Case details are shown in the header and cards above. Below is the synopsis extracted from the judgment summary.
Subject
Excise Duty – Classification of goods (PVC leather cloth) – Refund of duty paid under mistake of law – Applicability of precedent
Key Legal Propositions
- For the purpose of excise classification, the nature and character of the final product as it emerges from the manufacturing process are paramount, not the intermediate stages or the identity of the base material if it loses its original character.
- Observations in a previous judgment that merely reproduce arguments or illustrative examples of counsel, without specific consideration or determination of the point, do not constitute binding precedent or obiter dicta.
- A point of law not perceived by the court or present to its mind, even if logically involved in the facts, passes sub-silentio and, thus, the decision on such point does not serve as a precedent.
- Delay in filing a petition for refund of excise duty paid under a mistake of law is condonable, especially when the mistake is discovered following a clarifying judgment of a higher court.

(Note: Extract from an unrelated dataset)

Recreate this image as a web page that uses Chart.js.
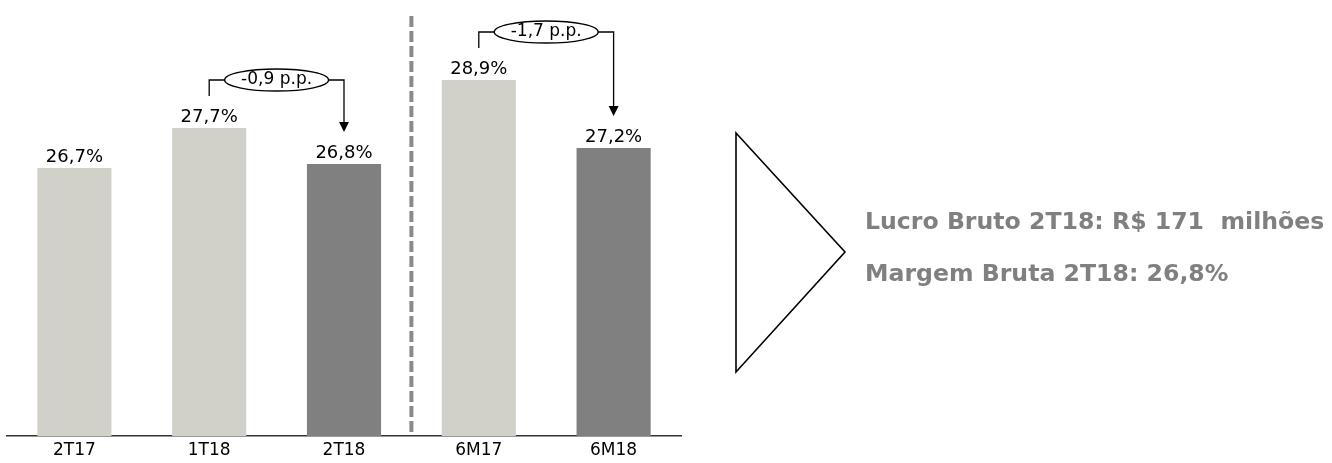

- A petition involving a serious dispute on a substantial point of law, having been fully argued, should not be dismissed at the final hearing stage on the ground of availability of an alternate remedy.
Judgment Summary
Background
The petitioners, manufacturers of PVC leather cloth (supported cellular vinyl sheeting), applied PVC paste in multiple layers on a thin cotton fabric base. The final product contained only 8-15% cotton fabric by weight, with PVC compound constituting 6 to 10 times the weight of the base fabric, exhibiting characteristics of foamed plastic. The product was provisionally classified under Tariff Item 19(ii) of the First Schedule to the Central Excises and Salt Act, 1944, in 1981, and duty was paid under Tariff Item 19(iii). In August 1985, following the Supreme Court's judgment in Union of India v. Ahmedabad Manufacturing and Calico Printing Co. Ltd., the petitioners realised they had paid duty under a mistake of law. They subsequently applied for a refund and filed a revised classification list, proposing Tariff Item 68. Their refund claim was rejected by the Excise Department in March 1986, citing rejection based on an earlier order and the claim being beyond the period prescribed under Section 11B of the Central Excises and Salt Act, 1944, leading to the present petition.